Permito-me acrescentar que eu próprio, leitor desde muito tempo fascinado pelos principais textos taoístas, já tive a oportunidade de citar, a respeito das pretensões de hegemonia global do comunismo chinês, o poema 29 do Tao Te Ching, que diz, na tradução ao inglês de Addiss e Lombardo que retraduzo aqui: “Tentando controlar o mundo? Vejo que não conseguirás. O mundo é um vaso espiritual, e não pode ser controlado.”
Assim, podemos argumentar que a civilização chinesa proporciona bases espirituais e filosóficas nutritivas para a liberdade, análogas ao cristianismo e à filosofia grega no Ocidente, mas o regime comunista optou justamente por valorizar e seguir unicamente aquela vertente do passado chinês que o reforça e legitima em sua sanha ditatorial, a escola legalista.
Mas não só na China a tradição totalitária dos legalistas, repaginados pelos marxistas, está vigorosa, vivendo um “rejuvenescimento” nacional que não é senão o aprofundamento do totalitarismo original da revolução maoísta pelos meios tecnológicos. O grande problema é que o Ocidente democrático e capitalista está ficando com cara de Guan Zhong. A elite intelectual e política do Ocidente, de maneira irresponsável, está abandonando todos os alicerces da “democracia” que ela ainda diz defender. Abandonou os critérios da verdade e da justiça, substituídos pela lei do poder. Seguindo o preceito de Guan Zhong, o soberano (no caso, o “consenso global” difuso que hoje nos domina) faz a lei, seus funcionários (governos eleitos sabe-se como, classes políticas corruptas, burocratas internacionais, mídia comprada) a executam, e o povo a sofre. Na tirania pandêmica e na sandice climática vemos que o Ocidente está pronto para assumir-se totalitário. Na ascensão desimpedida da China comunista, vemo-lo incapaz de formular qualquer argumento em sua própria defesa. Fala-se de “nova guerra fria”, mas isso não existe. Durante a Guerra Fria o Ocidente conseguia mostrar por que sua civilização baseada na liberdade era melhor do que o projeto comunista soviético. Hoje, nenhum “democrata” consegue dizer por que devemos preferir a democracia ao “socialismo com características chinesas”. Expulsaram a Deus achando que ficaríamos mais livres, mas na verdade estão nos tornando servos do velho despotismo oriental “rejuvenescido” pelo controle facial, pelo sistema de pontos sociais e outras maravilhas totalitárias.
Lula, sua visita à China, os já famosos “acordos Xi Jin-Pinga”, são apenas um novo capítulo da Síndrome de Estocolmo ocidental. (Observe-se, não obstante, a coincidência de que Estocolmo é justamente uma das pouquíssimas capitais que estão resistindo à Síndrome de Estocolmo, como se vê na decisão do governo sueco de fechar os “Institutos Confúcio” no país, células de doutrinação ideológica do PCCh).
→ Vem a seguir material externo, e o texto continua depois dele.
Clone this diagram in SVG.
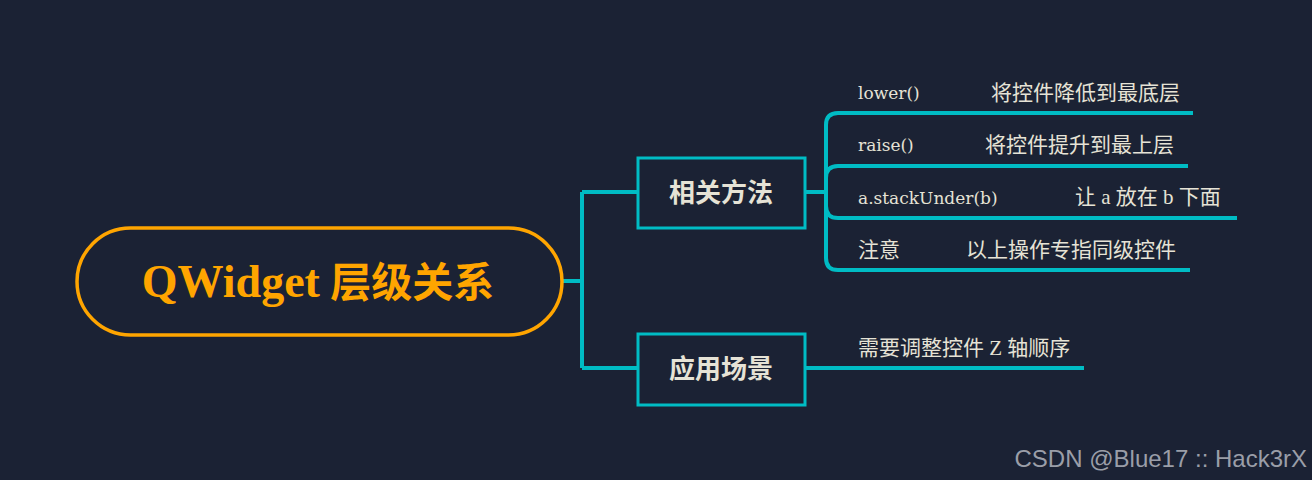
<svg xmlns="http://www.w3.org/2000/svg" width="1312" height="480" viewBox="0 0 1312 480">
<style>
.c{fill:none;stroke:#00bcc4;stroke-width:4;stroke-linejoin:round}
.box{fill:#1b2234;stroke:#00bcc4;stroke-width:3}
.bl{font-family:"Noto Sans CJK SC",sans-serif;font-weight:bold;font-size:26px;fill:#e6e3d6;text-anchor:middle}
.t{font-family:"DejaVu Serif","Noto Sans CJK SC",serif;font-size:17px;fill:#e6e3d6}
.z{font-family:"Liberation Serif","Noto Sans CJK SC",serif;font-size:21px;fill:#e6e3d6}
</style>
<rect width="1312" height="480" fill="#1b2234"/>
<g id="connectors">
<path class="c" d="M562 281H582M582 192V368M582 192H638M582 368H638"/>
<path class="c" d="M805 192H826V125Q826 113 838 113H1193M826 178Q826 166 838 166H1188M826 192V206Q826 218 838 218H1237M826 258Q826 270 838 270H1190M826 192V258"/>
<path class="c" d="M805 368H1084"/>
</g>
<g id="root">
<rect x="77" y="228" width="485" height="107" rx="53.5" fill="#1b2234" stroke="#ffa500" stroke-width="3.5"/>
<text x="318" y="297" text-anchor="middle" font-family="Liberation Serif,'Noto Sans CJK SC',serif" font-weight="bold" font-size="41" fill="#ffa500"><tspan font-size="46">QWidget</tspan> 层级关系</text>
</g>
<g id="n1"><rect class="box" x="638" y="158" width="167" height="70"/><text class="bl" x="721" y="202">相关方法</text></g>
<g id="n2"><rect class="box" x="638" y="334" width="167" height="71"/><text class="bl" x="721" y="378">应用场景</text></g>
<g id="i1"><text class="t" x="858" y="99">lower()</text><text class="z" x="991" y="100">将控件降低到最底层</text></g>
<g id="i2"><text class="t" x="858" y="151">raise()</text><text class="z" x="985" y="152">将控件提升到最上层</text></g>
<g id="i3"><text class="t" x="858" y="204">a.stackUnder(b)</text><text class="z" x="1075" y="204">让 a 放在 b 下面</text></g>
<g id="i4"><text class="z" x="858" y="257">注意</text><text class="z" x="966" y="257">以上操作专指同级控件</text></g>
<g id="i5"><text class="z" x="858" y="355">需要调整控件 Z 轴顺序</text></g>
<text x="1307" y="467" text-anchor="end" font-family="Liberation Sans,sans-serif" font-size="24" fill="#9a9ea8">CSDN @Blue17 :: Hack3rX</text>
</svg>
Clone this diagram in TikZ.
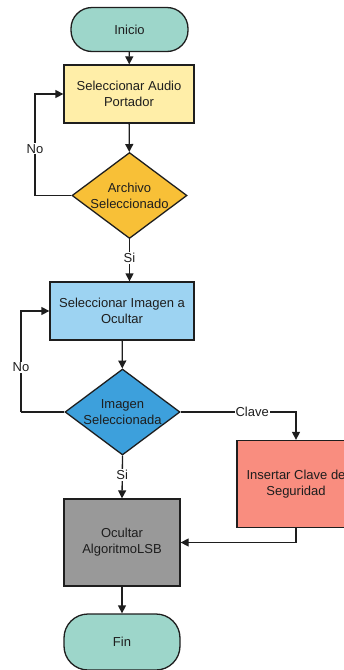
\documentclass[tikz,border=0pt]{standalone}
\usepackage{fontspec}
\setmainfont{Liberation Sans}
\usetikzlibrary{shapes.geometric,arrows.meta}

\definecolor{teal}{HTML}{9DD6CA}
\definecolor{paleyellow}{HTML}{FFEEA8}
\definecolor{amber}{HTML}{F8C037}
\definecolor{skyblue}{HTML}{9DD3F2}
\definecolor{midblue}{HTML}{3DA0DC}
\definecolor{midgray}{HTML}{999999}
\definecolor{salmon}{HTML}{F98D7F}
\definecolor{ink}{HTML}{1E1E1E}

\tikzset{
  base/.style={draw=ink, line width=1.3pt, text=ink, align=center,
    font=\fontsize{13}{16}\selectfont, inner sep=0pt},
  terminal/.style={base, rectangle, rounded corners=21pt},
  process/.style={base, rectangle},
  decision/.style={base, diamond, minimum width=115pt, minimum height=86pt},
  arr/.style={draw=ink, line width=1.3pt, -{Triangle[length=8pt,width=8pt]}},
  lbl/.style={fill=white, text=ink, font=\fontsize{13}{16}\selectfont, inner sep=1pt}
}

\begin{document}
\begin{tikzpicture}[x=1pt, y=-1pt]
  \useasboundingbox (0,0) rectangle (344,670);
  \clip (0,0) rectangle (344,670);

  % process nodes
  \node[terminal, fill=teal, minimum width=117pt, minimum height=44pt] (inicio) at (129.5,29.5) {Inicio};
  \node[process, fill=paleyellow, minimum width=130pt, minimum height=58pt] (audio) at (129,94) {Seleccionar Audio\\Portador};
  \node[decision, fill=amber, label={[align=center, text=ink, font=\fontsize{13}{16}\selectfont]center:Archivo\\Seleccionado}] (archivo) at (129.5,195.5) {};
  \node[process, fill=skyblue, minimum width=144pt, minimum height=58pt] (selimg) at (122,311) {Seleccionar Imagen a\\Ocultar};
  \node[decision, fill=midblue, label={[align=center, text=ink, font=\fontsize{13}{16}\selectfont]center:Imagen\\Seleccionada}] (imagen) at (122.5,412) {};
  \node[process, fill=salmon, minimum width=118pt, minimum height=87pt] (clave) at (296,484) {Insertar Clave de\\Seguridad};
  \node[process, fill=midgray, minimum width=116pt, minimum height=87pt] (ocultar) at (122,542.5) {Ocultar\\AlgoritmoLSB};
  \node[terminal, fill=teal, minimum width=116pt, minimum height=56pt, rounded corners=24pt] (fin) at (122,642) {Fin};

  % loop-back corners
  \coordinate (loopA) at (35,195.5);
  \coordinate (loopB) at (21,412);

  % connectors
  \draw[arr] (inicio) -- (audio);
  \draw[arr] (audio) -- (archivo);
  \draw[line width=1.3pt, draw=ink] (archivo.west) -- (loopA);
  \draw[arr] (loopA) |- node[lbl, pos=0.23] {No} (audio.west);
  \draw[arr] (archivo.south) -- node[lbl, pos=0.45] {Si} (archivo.south |- selimg.north);
  \draw[arr] (selimg) -- (imagen);
  \draw[line width=1.3pt, draw=ink] (imagen.west) -- (loopB);
  \draw[arr] (loopB) |- node[lbl, pos=0.22] {No} (selimg.west);
  \draw[arr] (imagen.east) -| node[lbl, pos=0.31] {Clave} (clave.north);
  \draw[arr] (imagen.south) -- node[lbl, pos=0.45] {Si} (ocultar.north);
  \draw[arr] (clave.south) |- (ocultar.east);
  \draw[arr] (ocultar) -- (fin);
\end{tikzpicture}
\end{document}
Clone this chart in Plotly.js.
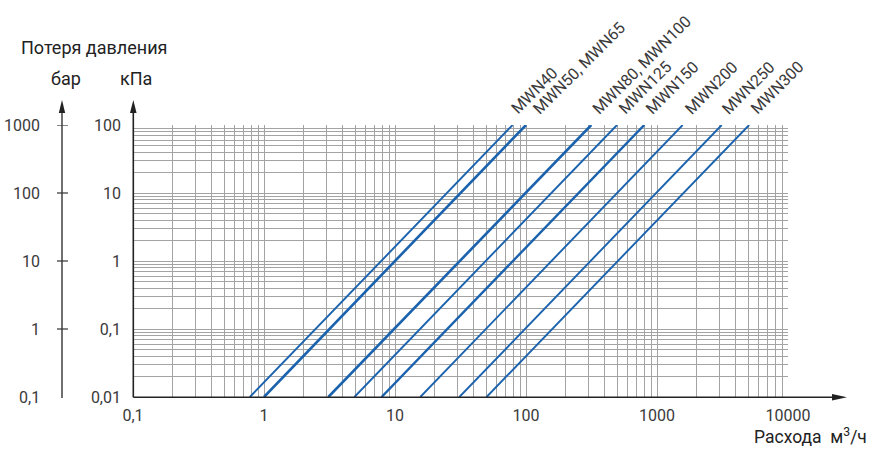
<!DOCTYPE html>
<html>
<head>
<meta charset="utf-8">
<script src="https://cdn.plot.ly/plotly-3.0.1.min.js"></script>
<style>
  html, body { margin: 0; padding: 0; background: #fff; }
  #chart { width: 890px; height: 465px; }
</style>
</head>
<body>
<div id="chart"></div>
<script>
// ---- data ----
const seriesNames = ['MWN40', 'MWN50, MWN65', 'MWN80, MWN100', 'MWN125', 'MWN150', 'MWN200', 'MWN250', 'MWN300'];
// flow (m3/h) where each line meets the 0,01 kPa and 100 kPa levels
const flowAtMinLoss = [0.78, 1.0, 3.1, 4.9, 7.9, 15.6, 31, 50];
const flowAtMaxLoss = [79, 100, 315, 495, 800, 1570, 3120, 5050];
const lossRange = [0.01, 100];               // kPa
const kpaTicks = [0.01, 0.1, 1, 10, 100];
const kpaTickText = ['0,01', '0,1', '1', '10', '100'];
const barTickText = ['0,1', '1', '10', '100', '1000'];
const flowTicks = [0.1, 1, 10, 100, 1000, 10000];
const flowTickText = ['0,1', '1', '10', '100', '1000', '10000'];

// ---- styles ----
const LINE_COLOR = '#1a62ad';
const LINE_WIDTHS = [1.9, 2.6, 2.6, 1.9, 2.4, 1.9, 1.9, 1.9];
const LABEL_NUDGE = [-3, 5, -1, 0, 0, 1, -1, 0];   // px, label spacing tweaks
const GRID = '#a3a3a3';
const AXIS = '#222';
const TXT = '#3a3a3a';
const FONT = 'Roboto, "Noto Sans", sans-serif';

const W = 890, H = 465;
const M = { l: 133, r: 102, t: 125, b: 68 };
const pw = W - M.l - M.r, ph = H - M.t - M.b;
const px = v => (v - M.l) / pw;          // pixel -> paper x
const py = v => (H - M.b - v) / ph;      // pixel -> paper y

// gridline positions (1..9 within every decade of each axis)
function logGrid(lo, hi) {
  const out = [];
  for (let e = lo; e < hi; e++) for (let k = 1; k <= 9; k++) out.push(k * Math.pow(10, e));
  out.push(Math.pow(10, hi));
  return out;
}

const traces = seriesNames.map((name, i) => ({
  type: 'scatter', mode: 'lines', name: name,
  x: [flowAtMinLoss[i], flowAtMaxLoss[i]],
  y: lossRange,
  line: { color: LINE_COLOR, width: LINE_WIDTHS[i] },
  hoverinfo: 'skip', showlegend: false
}));

const annotations = [];
// series labels at the top end of each line
seriesNames.forEach((name, i) => {
  annotations.push({
    xref: 'x', yref: 'y', x: Math.log10(flowAtMaxLoss[i]), y: Math.log10(lossRange[1]),
    text: name, showarrow: false, textangle: -45,
    xanchor: 'left', yanchor: 'bottom', xshift: -5 + LABEL_NUDGE[i], yshift: 4,
    font: { family: FONT, size: 16, color: TXT }
  });
});
// bar scale labels
kpaTicks.forEach((v, i) => {
  annotations.push({
    xref: 'paper', yref: 'y', x: px(42), y: Math.log10(v),
    text: barTickText[i], showarrow: false, xanchor: 'right', yanchor: 'middle',
    font: { family: FONT, size: 16, color: TXT }
  });
});
// titles
annotations.push({ xref: 'paper', yref: 'paper', x: px(19), y: py(48), text: 'Потеря давления',
  showarrow: false, xanchor: 'left', yanchor: 'middle', font: { family: FONT, size: 18, color: '#222' } });
annotations.push({ xref: 'paper', yref: 'paper', x: px(65.5), y: py(79), text: 'бар',
  showarrow: false, xanchor: 'center', yanchor: 'middle', font: { family: FONT, size: 18, color: '#222' } });
annotations.push({ xref: 'paper', yref: 'paper', x: px(136), y: py(79), text: 'кПа',
  showarrow: false, xanchor: 'center', yanchor: 'middle', font: { family: FONT, size: 18, color: '#222' } });
annotations.push({ xref: 'paper', yref: 'paper', x: px(869), y: py(436), text: 'Расхода  м<sup>3</sup>/ч',
  showarrow: false, xanchor: 'right', yanchor: 'middle', font: { family: FONT, size: 17.5, color: '#222' } });

// axes drawn as shapes (with arrows)
const shapes = [];
const x0 = px(133.3), yb = py(397.3);
// kPa axis
shapes.push({ type: 'line', xref: 'paper', yref: 'paper', x0: x0, x1: x0, y0: yb, y1: py(110), line: { color: AXIS, width: 1.6 } });
shapes.push({ type: 'path', xref: 'paper', yref: 'paper', fillcolor: AXIS, line: { width: 0 },
  path: `M ${px(130)} ${py(113)} L ${px(136.6)} ${py(113)} L ${px(133.3)} ${py(100)} Z` });
// bar axis
shapes.push({ type: 'line', xref: 'paper', yref: 'paper', x0: px(62), x1: px(62), y0: py(398), y1: py(110), line: { color: '#333', width: 1.4 } });
shapes.push({ type: 'path', xref: 'paper', yref: 'paper', fillcolor: AXIS, line: { width: 0 },
  path: `M ${px(58.8)} ${py(113)} L ${px(65.2)} ${py(113)} L ${px(62)} ${py(100)} Z` });
kpaTicks.slice(1).forEach(v => {
  shapes.push({ type: 'line', xref: 'paper', yref: 'y', x0: px(57), x1: px(68), y0: v, y1: v, line: { color: '#333', width: 1.2 } });
});
// flow axis
shapes.push({ type: 'line', xref: 'paper', yref: 'paper', x0: x0, x1: px(835), y0: yb, y1: yb, line: { color: AXIS, width: 1.6 } });
shapes.push({ type: 'path', xref: 'paper', yref: 'paper', fillcolor: AXIS, line: { width: 0 },
  path: `M ${px(832)} ${py(394)} L ${px(832)} ${py(400.6)} L ${px(847)} ${yb} Z` });

const layout = {
  width: W, height: H, margin: M,
  paper_bgcolor: '#fff', plot_bgcolor: '#fff',
  separators: ', ',
  showlegend: false,
  xaxis: {
    type: 'log', range: [-1, 4], fixedrange: true,
    tickmode: 'array', tickvals: flowTicks, ticktext: flowTickText,
    ticks: '', ticklabelstandoff: 7,
    showgrid: true, gridcolor: GRID, gridwidth: 1,
    minor: { tickmode: 'array', tickvals: logGrid(-1, 4), showgrid: true, gridcolor: GRID, gridwidth: 1, ticks: '' },
    showline: false, zeroline: false,
    tickfont: { family: FONT, size: 16, color: TXT }
  },
  yaxis: {
    type: 'log', range: [-2, 2], fixedrange: true,
    tickmode: 'array', tickvals: kpaTicks, ticktext: kpaTickText,
    ticks: '', ticklabelstandoff: 11,
    showgrid: true, gridcolor: GRID, gridwidth: 1,
    minor: { tickmode: 'array', tickvals: logGrid(-2, 2), showgrid: true, gridcolor: GRID, gridwidth: 1, ticks: '' },
    showline: false, zeroline: false,
    tickfont: { family: FONT, size: 16, color: TXT }
  },
  annotations: annotations,
  shapes: shapes
};

Plotly.newPlot('chart', traces, layout, { staticPlot: true, displayModeBar: false });
</script>
</body>
</html>
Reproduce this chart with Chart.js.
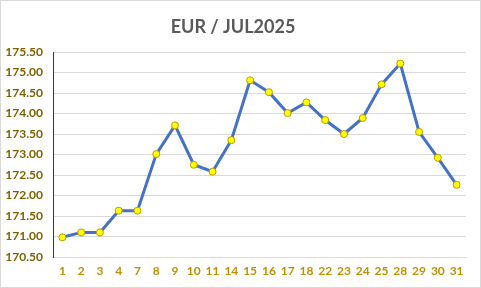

Lula foi acolhido e abraçado pelas lideranças teoricamente democráticas do Ocidente, que ignoraram seu extenso currículo na corrupção, na construção do narco-socialismo latinoamericano, no apoio ao totalitarismo sino-marxista e ao terrorismo. Agora, parecem achar ruim quando Lula coloca o Brasil a serviço da China. O que esperavam?
Não esperavam nada. As atuais lideranças do Ocidente, no fim do dia, admitem que não acreditam mesmo naquilo que deveriam defender e vão para casa, tratar de encontrar o melhor posto possível na burocracia do novo império chinês.